*Goal of the exercise:* Copy the lines below as they are; omit the images they contain.

--- Begin ---

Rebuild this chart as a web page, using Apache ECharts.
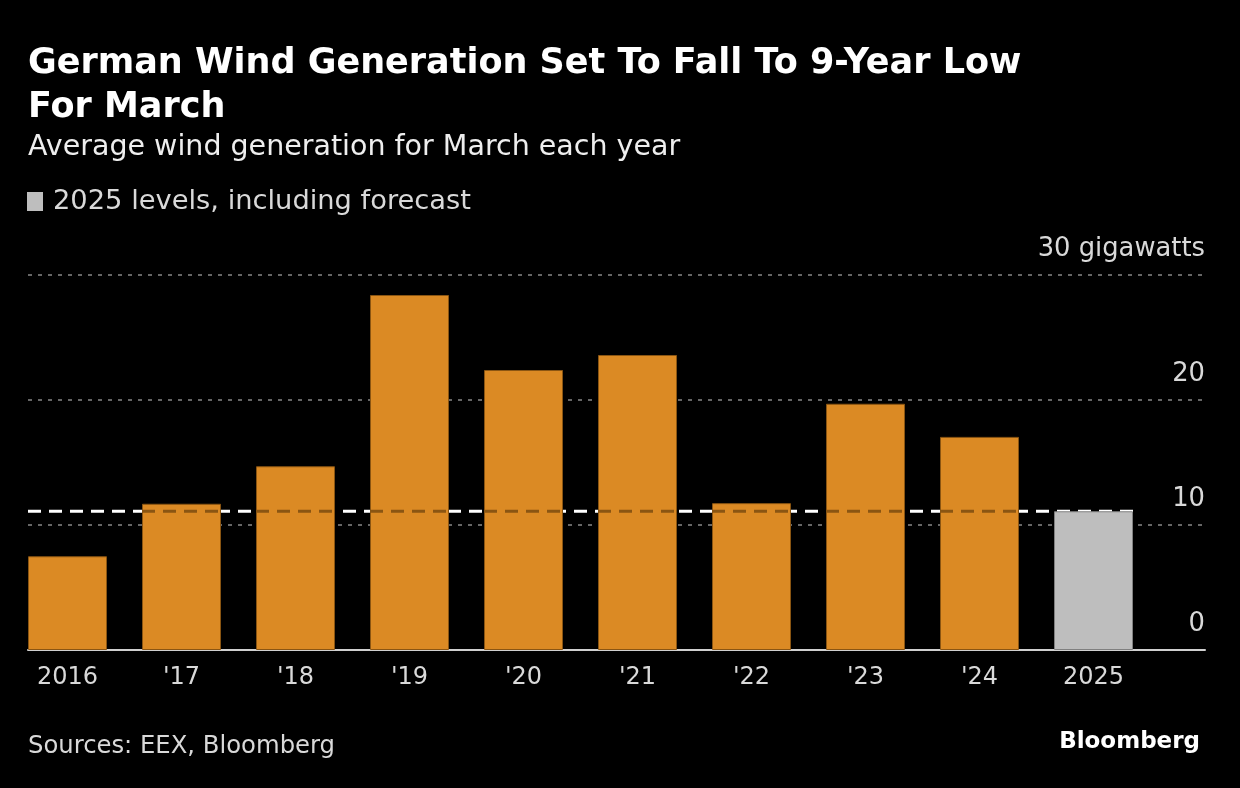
<!DOCTYPE html>
<html><head><meta charset="utf-8">
<script src="https://cdn.jsdelivr.net/npm/echarts@6/dist/echarts.min.js"></script>
<style>html,body{margin:0;padding:0;background:#000;}#c{width:1240px;height:788px;}</style>
</head><body><div id="c"></div>
<script>
const categories = ['2016', "'17", "'18", "'19", "'20", "'21", "'22", "'23", "'24", '2025'];
const pastValues = [7.5, 11.7, 14.7, 28.4, 22.4, 23.6, 11.75, 19.7, 17.05, null];
const forecastValues = [null, null, null, null, null, null, null, null, null, 11.1];
const level2025 = 11.1;

const FONT = '"DejaVu Sans", sans-serif';
const BAR_W = 79;
const chart = echarts.init(document.getElementById('c'));
chart.setOption({
  backgroundColor: '#000',
  animation: false,
  legend: {
    left: 27, top: 188, padding: 0, icon: 'rect', itemWidth: 16, itemHeight: 19, itemGap: 12,
    itemStyle: { borderWidth: 0 },
    data: ['2025 levels, including forecast'],
    textStyle: { color: '#d9d9d9', fontSize: 27.3, fontFamily: FONT, padding: [0, 0, 0, 5] }
  },
  grid: [
    { left: 10.5, right: 89.5, top: 275, bottom: 138 },
    { left: 28, right: 35, top: 275, bottom: 138 }
  ],
  xAxis: [
    { type: 'category', gridIndex: 0, data: categories,
      axisLine: { show: false }, axisTick: { show: false },
      axisLabel: { color: '#d9d9d9', fontSize: 24, fontFamily: FONT, margin: 16 } },
    { type: 'value', gridIndex: 1, min: 0, max: 1, show: true,
      axisLine: { show: true, lineStyle: { color: '#d0d0d0', width: 2 } },
      axisTick: { show: false }, axisLabel: { show: false }, splitLine: { show: false } }
  ],
  yAxis: [
    { type: 'value', gridIndex: 0, min: 0, max: 30, interval: 10, show: false },
    { type: 'value', gridIndex: 1, min: 0, max: 30, interval: 10, position: 'right',
      axisLine: { show: false }, axisTick: { show: false },
      splitLine: { show: true, lineStyle: { color: '#666', type: [4, 6], width: 2 } },
      axisLabel: { inside: true, margin: 0, verticalAlign: 'bottom', padding: [0, 0, 13, 0],
        color: '#d9d9d9', fontSize: 25.8, fontFamily: FONT,
        formatter: v => v === 30 ? '30 gigawatts' : String(v) } }
  ],
  series: [
    { type: 'custom', xAxisIndex: 0, yAxisIndex: 0, z: 2, silent: true,
      data: [[0, level2025]],
      renderItem: (params, api) => {
        const a = api.coord([0, level2025]);
        const b = api.coord([categories.length - 1, level2025]);
        return { type: 'line',
          shape: { x1: a[0] - BAR_W / 2, y1: a[1], x2: b[0] + BAR_W / 2, y2: b[1] },
          style: { stroke: '#fff', lineWidth: 3, lineDash: [13, 8] } };
      } },
    { type: 'bar', name: 'orange', xAxisIndex: 0, yAxisIndex: 0, stack: 's', barWidth: BAR_W, z: 3,
      data: pastValues,
      itemStyle: { color: '#db8a24', borderColor: '#8a5512', borderWidth: 1 } },
    { type: 'bar', name: '2025 levels, including forecast', xAxisIndex: 0, yAxisIndex: 0, stack: 's', barWidth: BAR_W, z: 3,
      data: forecastValues,
      itemStyle: { color: '#bebebe', borderColor: '#808080', borderWidth: 1 } },
    { type: 'custom', xAxisIndex: 0, yAxisIndex: 0, z: 5, silent: true,
      data: pastValues.map((v, i) => [i, v]),
      renderItem: (params, api) => {
        const v = api.value(1);
        if (!(v > level2025)) return null;
        const c = api.coord([api.value(0), level2025]);
        const half = BAR_W / 2;
        return { type: 'line',
          shape: { x1: c[0] - half, y1: c[1], x2: c[0] + half, y2: c[1] },
          style: { stroke: '#8a5512', lineWidth: 3, lineDash: [13, 8] } };
      } }
  ],
  graphic: [
    { type: 'text', left: 28, top: 42, style: { text: 'German Wind Generation Set To Fall To 9-Year Low\nFor March',
      fill: '#fff', font: 'bold 35px ' + FONT, lineHeight: 44 } },
    { type: 'text', left: 28, top: 133, style: { text: 'Average wind generation for March each year',
      fill: '#eee', font: '28.5px ' + FONT } },
    { type: 'text', left: 28, top: 735, style: { text: 'Sources: EEX, Bloomberg',
      fill: '#d9d9d9', font: '24.3px ' + FONT } },
    { type: 'text', right: 40, top: 731, style: { text: 'Bloomberg',
      fill: '#fff', font: 'bold 23px ' + FONT } }
  ]
});
</script></body></html>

--- End ---

*Correct output:*
Rebuild this chart as a web page, using Apache ECharts.
<!DOCTYPE html>
<html><head><meta charset="utf-8">
<script src="https://cdn.jsdelivr.net/npm/echarts@6/dist/echarts.min.js"></script>
<style>html,body{margin:0;padding:0;background:#000;}#c{width:1240px;height:788px;}</style>
</head><body><div id="c"></div>
<script>
const categories = ['2016', "'17", "'18", "'19", "'20", "'21", "'22", "'23", "'24", '2025'];
const pastValues = [7.5, 11.7, 14.7, 28.4, 22.4, 23.6, 11.75, 19.7, 17.05, null];
const forecastValues = [null, null, null, null, null, null, null, null, null, 11.1];
const level2025 = 11.1;

const FONT = '"DejaVu Sans", sans-serif';
const BAR_W = 79;
const chart = echarts.init(document.getElementById('c'));
chart.setOption({
  backgroundColor: '#000',
  animation: false,
  legend: {
    left: 27, top: 188, padding: 0, icon: 'rect', itemWidth: 16, itemHeight: 19, itemGap: 12,
    itemStyle: { borderWidth: 0 },
    data: ['2025 levels, including forecast'],
    textStyle: { color: '#d9d9d9', fontSize: 27.3, fontFamily: FONT, padding: [0, 0, 0, 5] }
  },
  grid: [
    { left: 10.5, right: 89.5, top: 275, bottom: 138 },
    { left: 28, right: 35, top: 275, bottom: 138 }
  ],
  xAxis: [
    { type: 'category', gridIndex: 0, data: categories,
      axisLine: { show: false }, axisTick: { show: false },
      axisLabel: { color: '#d9d9d9', fontSize: 24, fontFamily: FONT, margin: 16 } },
    { type: 'value', gridIndex: 1, min: 0, max: 1, show: true,
      axisLine: { show: true, lineStyle: { color: '#d0d0d0', width: 2 } },
      axisTick: { show: false }, axisLabel: { show: false }, splitLine: { show: false } }
  ],
  yAxis: [
    { type: 'value', gridIndex: 0, min: 0, max: 30, interval: 10, show: false },
    { type: 'value', gridIndex: 1, min: 0, max: 30, interval: 10, position: 'right',
      axisLine: { show: false }, axisTick: { show: false },
      splitLine: { show: true, lineStyle: { color: '#666', type: [4, 6], width: 2 } },
      axisLabel: { inside: true, margin: 0, verticalAlign: 'bottom', padding: [0, 0, 13, 0],
        color: '#d9d9d9', fontSize: 25.8, fontFamily: FONT,
        formatter: v => v === 30 ? '30 gigawatts' : String(v) } }
  ],
  series: [
    { type: 'custom', xAxisIndex: 0, yAxisIndex: 0, z: 2, silent: true,
      data: [[0, level2025]],
      renderItem: (params, api) => {
        const a = api.coord([0, level2025]);
        const b = api.coord([categories.length - 1, level2025]);
        return { type: 'line',
          shape: { x1: a[0] - BAR_W / 2, y1: a[1], x2: b[0] + BAR_W / 2, y2: b[1] },
          style: { stroke: '#fff', lineWidth: 3, lineDash: [13, 8] } };
      } },
    { type: 'bar', name: 'orange', xAxisIndex: 0, yAxisIndex: 0, stack: 's', barWidth: BAR_W, z: 3,
      data: pastValues,
      itemStyle: { color: '#db8a24', borderColor: '#8a5512', borderWidth: 1 } },
    { type: 'bar', name: '2025 levels, including forecast', xAxisIndex: 0, yAxisIndex: 0, stack: 's', barWidth: BAR_W, z: 3,
      data: forecastValues,
      itemStyle: { color: '#bebebe', borderColor: '#808080', borderWidth: 1 } },
    { type: 'custom', xAxisIndex: 0, yAxisIndex: 0, z: 5, silent: true,
      data: pastValues.map((v, i) => [i, v]),
      renderItem: (params, api) => {
        const v = api.value(1);
        if (!(v > level2025)) return null;
        const c = api.coord([api.value(0), level2025]);
        const half = BAR_W / 2;
        return { type: 'line',
          shape: { x1: c[0] - half, y1: c[1], x2: c[0] + half, y2: c[1] },
          style: { stroke: '#8a5512', lineWidth: 3, lineDash: [13, 8] } };
      } }
  ],
  graphic: [
    { type: 'text', left: 28, top: 42, style: { text: 'German Wind Generation Set To Fall To 9-Year Low\nFor March',
      fill: '#fff', font: 'bold 35px ' + FONT, lineHeight: 44 } },
    { type: 'text', left: 28, top: 133, style: { text: 'Average wind generation for March each year',
      fill: '#eee', font: '28.5px ' + FONT } },
    { type: 'text', left: 28, top: 735, style: { text: 'Sources: EEX, Bloomberg',
      fill: '#d9d9d9', font: '24.3px ' + FONT } },
    { type: 'text', right: 40, top: 731, style: { text: 'Bloomberg',
      fill: '#fff', font: 'bold 23px ' + FONT } }
  ]
});
</script></body></html>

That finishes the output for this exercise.